Thom Yorke dei Radiohead si aggiunge alle numerose voci critiche nei confronti di Donald Trump
In un clima elettorale già parecchio infuocato Thom Yorke, storico cantante, frontman e leader dei Radiohead, ha voluto dire la sua. Già in passato l’artista, estremamente rispettato nel suo ambiente, non si è esentato dal prendere posizioni politiche e dal condividere le sue visioni sulla società.
In un nuovo tweet fresco di oggi, 4 novembre, Yorke parla implicitamente (cioè, senza nominarlo) di Donald Trump. Lo fa con toni chiaramente poco lusinghieri e in questo si unisce a una lunga schiera di suoi colleghi artisti che, come lui, in questi mesi hanno mostrato ben poca simpatia al presidente uscente.
“Non voglio che i miei figli ereditino un mondo governato da dittatori di Facebook da due soldi che sventolano bandiere, completamente privi di autorità morale, mentre guardano venti a duecento all’ora soffiare via le loro vite come ne Il Mago di Oz, avendo interiorizzato questo senso di impotenza alimentato a forza.

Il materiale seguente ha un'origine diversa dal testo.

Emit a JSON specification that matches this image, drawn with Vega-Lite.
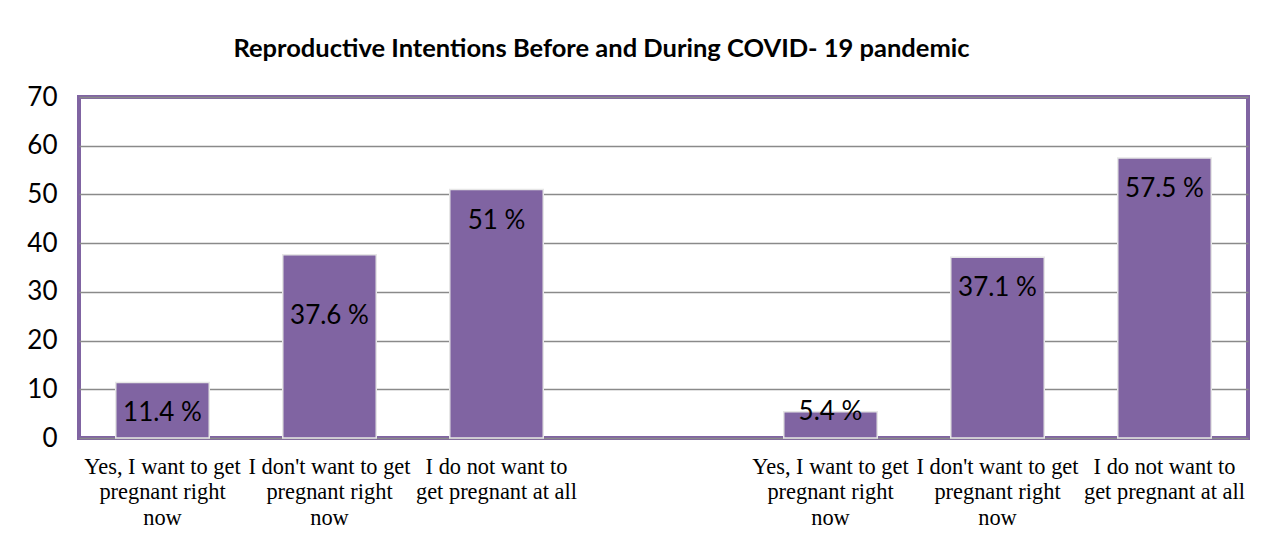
{
  "$schema": "https://vega.github.io/schema/vega-lite/v6.json",
  "autosize": {"type": "none"},
  "width": 1169,
  "height": 341,
  "padding": {"left": 79, "top": 97, "right": 21, "bottom": 104},
  "background": "white",
  "title": {
    "text": "Reproductive Intentions Before and During COVID- 19 pandemic",
    "font": "Lato",
    "fontSize": 25.5,
    "fontWeight": "bold",
    "color": "#000000",
    "anchor": "middle",
    "dx": -62,
    "offset": 22
  },
  "data": {
    "values": [
      {"cat": "1:Yes, I want to get|pregnant right|now", "value": 11.4, "label": "11.4 %"},
      {"cat": "2:I don't want to get|pregnant right|now", "value": 37.6, "label": "37.6 %"},
      {"cat": "3:I do not want to|get pregnant at all", "value": 51, "label": "51 %"},
      {"cat": "5:Yes, I want to get|pregnant right|now", "value": 5.4, "label": "5.4 %"},
      {"cat": "6:I don't want to get|pregnant right|now", "value": 37.1, "label": "37.1 %"},
      {"cat": "7:I do not want to|get pregnant at all", "value": 57.5, "label": "57.5 %"}
    ]
  },
  "encoding": {
    "x": {
      "field": "cat",
      "type": "nominal",
      "scale": {
        "domain": [
          "1:Yes, I want to get|pregnant right|now",
          "2:I don't want to get|pregnant right|now",
          "3:I do not want to|get pregnant at all",
          "4:",
          "5:Yes, I want to get|pregnant right|now",
          "6:I don't want to get|pregnant right|now",
          "7:I do not want to|get pregnant at all"
        ],
        "paddingInner": 0.44,
        "paddingOuter": 0.22
      },
      "axis": {
        "title": null,
        "labelAngle": 0,
        "labelExpr": "split(substring(datum.value, 2), '|')",
        "labelFont": "Liberation Serif",
        "labelFontSize": 22.4,
        "labelColor": "#000000",
        "labelLineHeight": 25.5,
        "labelBaseline": "top",
        "labelPadding": 17,
        "ticks": false,
        "domain": false,
        "labelLimit": 300
      }
    },
    "y": {
      "field": "value",
      "type": "quantitative",
      "scale": {"domain": [0, 70], "nice": false},
      "axis": {
        "title": null,
        "values": [0, 10, 20, 30, 40, 50, 60, 70],
        "labelFont": "Lato",
        "labelFontSize": 26,
        "labelColor": "#000000",
        "labelPadding": 22,
        "ticks": false,
        "domain": false,
        "grid": true,
        "gridColor": "#8a8a8a",
        "gridWidth": 1.5
      }
    }
  },
  "layer": [
    {"mark": {"type": "bar", "color": "#8064A2", "stroke": "#e6e6e6", "strokeWidth": 1.5}},
    {
      "transform": [{"filter": "datum.value > 10 && datum.label != '37.6 %'"}],
      "mark": {"type": "text", "font": "Lato", "fontSize": 26, "color": "#000000", "baseline": "middle", "dy": 31},
      "encoding": {"text": {"field": "label"}}
    },
    {
      "transform": [{"filter": "datum.label == '37.6 %'"}],
      "mark": {"type": "text", "font": "Lato", "fontSize": 26, "color": "#000000", "baseline": "middle", "dy": 61},
      "encoding": {"text": {"field": "label"}}
    },
    {
      "transform": [{"filter": "datum.value < 10"}],
      "mark": {"type": "text", "font": "Lato", "fontSize": 26, "color": "#000000", "baseline": "middle", "dy": 0},
      "encoding": {"text": {"field": "label"}}
    }
  ],
  "config": {
    "view": {"stroke": "#8064A2", "strokeWidth": 4}
  }
}
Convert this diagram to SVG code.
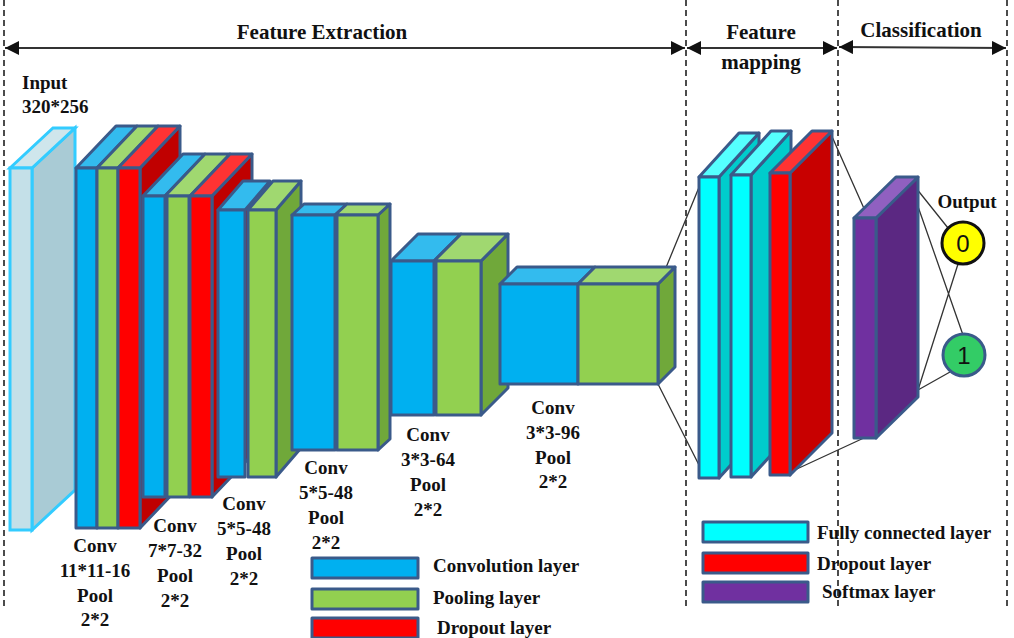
<svg xmlns="http://www.w3.org/2000/svg" width="1014" height="638" viewBox="0 0 1014 638">
<defs>
<style>
.t{font-family:"Liberation Serif",serif;font-weight:bold;font-size:17px;fill:#111}
.h{font-size:21px}
.l{font-size:19px}
.c{text-anchor:middle}
.e{stroke:#3A5A8A;stroke-width:3;stroke-linejoin:round}
.d{stroke:#111;stroke-width:1.5;stroke-dasharray:6,4;fill:none}
.ln{stroke:#333;stroke-width:1.3;fill:none}
</style>
<marker id="a" viewBox="0 0 10 10" refX="10" refY="5" markerWidth="7" markerHeight="7" orient="auto-start-reverse"><path d="M0,0L10,5L0,10z" fill="#111"/></marker>
</defs>
<rect width="1014" height="638" fill="#fff"/>
<g id="frame">
<line class="d" x1="4" y1="0" x2="4" y2="610"/>
<line class="d" x1="686" y1="0" x2="686" y2="610"/>
<line class="d" x1="838" y1="0" x2="838" y2="610"/>
<line class="d" x1="1007" y1="0" x2="1007" y2="610"/>
<line x1="5" y1="48" x2="685" y2="48" stroke="#333" stroke-width="2" marker-start="url(#a)" marker-end="url(#a)"/>
<line x1="687" y1="48" x2="837" y2="48" stroke="#333" stroke-width="2" marker-start="url(#a)" marker-end="url(#a)"/>
<line x1="839" y1="47" x2="1006" y2="48" stroke="#333" stroke-width="2" marker-start="url(#a)" marker-end="url(#a)"/>
<text class="t c h" x="322" y="39">Feature Extraction</text>
<text class="t c h" x="761" y="39">Feature</text>
<text class="t c h" x="761" y="69">mapping</text>
<text class="t c h" x="921" y="37">Classification</text>
</g>
<g id="connectors">
<path class="ln" d="M665,270L702,180M658,384L700,467M830,132L870,222M786,474L866,437M908,178L948,228M908,178L963,335M918,390L958,264M918,390L950,372"/>
</g>
<g id="input">
<text class="t l" x="22" y="89">Input</text>
<text class="t l" x="22" y="113">320*256</text>
<path d="M32,168L75,128V490L32,530z" fill="#A9CBD5" stroke="#33CCFF" stroke-width="3"/>
<path d="M10,168L53,128H75L32,168z" fill="#CFE6EC" stroke="#33CCFF" stroke-width="3"/>
<rect x="10" y="168" width="22" height="362" fill="#C4E0E8" stroke="#33CCFF" stroke-width="3"/>
</g>
<g id="block1">
<path class="e" d="M140,168L180,126V486L140,528z" fill="#C00000"/>
<path class="e" d="M76,168L116,126H137L97,168z" fill="#33BBEE"/>
<path class="e" d="M97,168L137,126H158L118,168z" fill="#A0D870"/>
<path class="e" d="M118,168L158,126H180L140,168z" fill="#FF3333"/>
<rect class="e" x="76" y="168" width="21" height="360" fill="#00B0F0"/>
<rect class="e" x="97" y="168" width="21" height="360" fill="#92D050"/>
<rect class="e" x="118" y="168" width="22" height="360" fill="#FF0000"/>
<text class="t c l" x="95" y="552">Conv</text><text class="t c l" x="95" y="577">11*11-16</text><text class="t c l" x="95" y="602">Pool</text><text class="t c l" x="95" y="626">2*2</text>
</g>
<g id="block2">
<path class="e" d="M212,196L252,154V455L212,497z" fill="#C00000"/>
<path class="e" d="M143,196L183,154H205L165,196z" fill="#33BBEE"/>
<path class="e" d="M165,196L205,154H230L190,196z" fill="#A0D870"/>
<path class="e" d="M190,196L230,154H252L212,196z" fill="#FF3333"/>
<rect class="e" x="143" y="196" width="22" height="301" fill="#00B0F0"/>
<rect class="e" x="167" y="196" width="22" height="301" fill="#92D050"/>
<rect class="e" x="190" y="196" width="22" height="301" fill="#FF0000"/>
<text class="t c l" x="175" y="532">Conv</text><text class="t c l" x="175" y="557">7*7-32</text><text class="t c l" x="175" y="582">Pool</text><text class="t c l" x="175" y="607">2*2</text>
</g>
<g id="block3">
<path class="e" d="M276,210L301,181V448L276,477z" fill="#70A83A"/>
<path class="e" d="M218,210L243,181H270L245,210z" fill="#33BBEE"/>
<path class="e" d="M248,210L273,181H301L276,210z" fill="#A0D870"/>
<rect class="e" x="218" y="210" width="27" height="267" fill="#00B0F0"/>
<rect class="e" x="248" y="210" width="28" height="267" fill="#92D050"/>
<text class="t c l" x="244" y="510">Conv</text><text class="t c l" x="244" y="535">5*5-48</text><text class="t c l" x="244" y="560">Pool</text><text class="t c l" x="244" y="585">2*2</text>
</g>
<g id="block4">
<path class="e" d="M378,215L390,204V439L378,450z" fill="#70A83A"/>
<path class="e" d="M292,215L304,204H347L335,215z" fill="#33BBEE"/>
<path class="e" d="M335,215L347,204H390L378,215z" fill="#A0D870"/>
<rect class="e" x="292" y="215" width="43" height="235" fill="#00B0F0"/>
<rect class="e" x="337" y="215" width="41" height="235" fill="#92D050"/>
<text class="t c l" x="326" y="474">Conv</text><text class="t c l" x="326" y="499">5*5-48</text><text class="t c l" x="326" y="524">Pool</text><text class="t c l" x="326" y="549">2*2</text>
</g>
<g id="block5">
<path class="e" d="M481,261L508,234V388L481,415z" fill="#70A83A"/>
<path class="e" d="M391,261L418,234H461L434,261z" fill="#33BBEE"/>
<path class="e" d="M434,261L461,234H508L481,261z" fill="#A0D870"/>
<rect class="e" x="391" y="261" width="43" height="154" fill="#00B0F0"/>
<rect class="e" x="436" y="261" width="45" height="154" fill="#92D050"/>
<text class="t c l" x="428" y="441">Conv</text><text class="t c l" x="428" y="466">3*3-64</text><text class="t c l" x="428" y="491">Pool</text><text class="t c l" x="428" y="516">2*2</text>
</g>
<g id="block6">
<path class="e" d="M658,284L675,267V367L658,384z" fill="#70A83A"/>
<path class="e" d="M500,284L517,267H595L578,284z" fill="#33BBEE"/>
<path class="e" d="M578,284L595,267H675L658,284z" fill="#A0D870"/>
<rect class="e" x="500" y="284" width="78" height="100" fill="#00B0F0"/>
<rect class="e" x="578" y="284" width="80" height="100" fill="#92D050"/>
<text class="t c l" x="553" y="414">Conv</text><text class="t c l" x="553" y="439">3*3-96</text><text class="t c l" x="553" y="464">Pool</text><text class="t c l" x="553" y="488">2*2</text>
</g>
<g id="fc1">
<path class="e" d="M719,177L759,133V434L719,478z" fill="#00CCCC"/>
<path class="e" d="M699,177L739,133H759L719,177z" fill="#55FFFF"/>
<rect class="e" x="699" y="177" width="20" height="301" fill="#00FFFF"/>
</g>
<g id="fc2">
<path class="e" d="M751,175L791,131V433L751,477z" fill="#00CCCC"/>
<path class="e" d="M731,175L771,131H791L751,175z" fill="#55FFFF"/>
<rect class="e" x="731" y="175" width="20" height="302" fill="#00FFFF"/>
</g>
<g id="dropout">
<path class="e" d="M790,173L832,131V433L790,475z" fill="#C80000"/>
<path class="e" d="M770,173L812,131H832L790,173z" fill="#FF3333"/>
<rect class="e" x="770" y="173" width="20" height="302" fill="#FF0000"/>
</g>
<g id="softmax">
<path class="e" d="M876,218L918,177V397L876,438z" fill="#5B2882"/>
<path class="e" d="M854,218L896,177H918L876,218z" fill="#9060C0"/>
<rect class="e" x="854" y="218" width="22" height="220" fill="#7030A0"/>
</g>
<g id="output">
<text class="t c l" x="967" y="208">Output</text>
<circle cx="963" cy="243" r="21" fill="#FFFF00" stroke="#111" stroke-width="3"/>
<text x="963" y="252" text-anchor="middle" font-family="Liberation Sans,sans-serif" font-size="24" fill="#111">0</text>
<circle cx="964" cy="355" r="21" fill="#33CC66" stroke="#3A5A8A" stroke-width="3"/>
<text x="964" y="364" text-anchor="middle" font-family="Liberation Sans,sans-serif" font-size="24" fill="#111">1</text>
</g>
<g id="legend">
<rect class="e" x="312" y="558" width="106" height="20" fill="#00B0F0" stroke-width="2"/>
<rect class="e" x="312" y="589" width="106" height="20" fill="#92D050" stroke-width="2"/>
<rect class="e" x="312" y="618" width="106" height="20" fill="#FF0000" stroke-width="2"/>
<text class="t l" x="433" y="572">Convolution layer</text>
<text class="t l" x="433" y="604">Pooling layer</text>
<text class="t l" x="437" y="634">Dropout layer</text>
<rect class="e" x="703" y="522" width="105" height="20" fill="#00FFFF" stroke-width="2"/>
<rect class="e" x="703" y="553" width="105" height="20" fill="#FF0000" stroke-width="2"/>
<rect class="e" x="703" y="582" width="105" height="20" fill="#7030A0" stroke-width="2"/>
<text class="t l" x="817" y="539">Fully connected layer</text>
<text class="t l" x="817" y="570">Dropout layer</text>
<text class="t l" x="822" y="598">Softmax layer</text>
</g>
</svg>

Tanto per dire”.
i don’t want my kids inheriting a world run by flag waving facebook tin pot dictators, utterly bereft of moral authority, while they watch 200 mile winds pick up and blow their lives away like the Wizard of Oz, having internalized this force fed sense of powerlessness. just sayin
Già lo scorso novembre Yorke aveva asserito che, secondo lui, Trump se ne sarebbe andato presto e sarebbe stato “storia”. “La vera domanda è: perché continuiamo a tirar fuori gente come Trump?” aveva detto il cantante nel 2019. Oggi rincara la dose, visto anche il risultato ancora incerto dell’attuale elezione.
I Radiohead avevano già affrontato compiutamente tematiche politiche dal sapore velatamente apocalittico in Hail to the Thief (2003), durante l’era Bush/Blair. In quanto rockstar e artista di primo piano, Yorke sa che la sua opinione conta oggi come allora. E non manca di esprimerla, con il sostegno dei fan.
Nel frattempo lo scontro tra Joe Biden e Donald Trump non si è ancora concluso e sembra anzi essersi assestato su di un impasse molto simile a quello (avvenuto però per cause diverse) di Bush/Gore 2000. Secondo molti ci potrebbero volere addirittura diversi giorni per conoscere il risultato finale.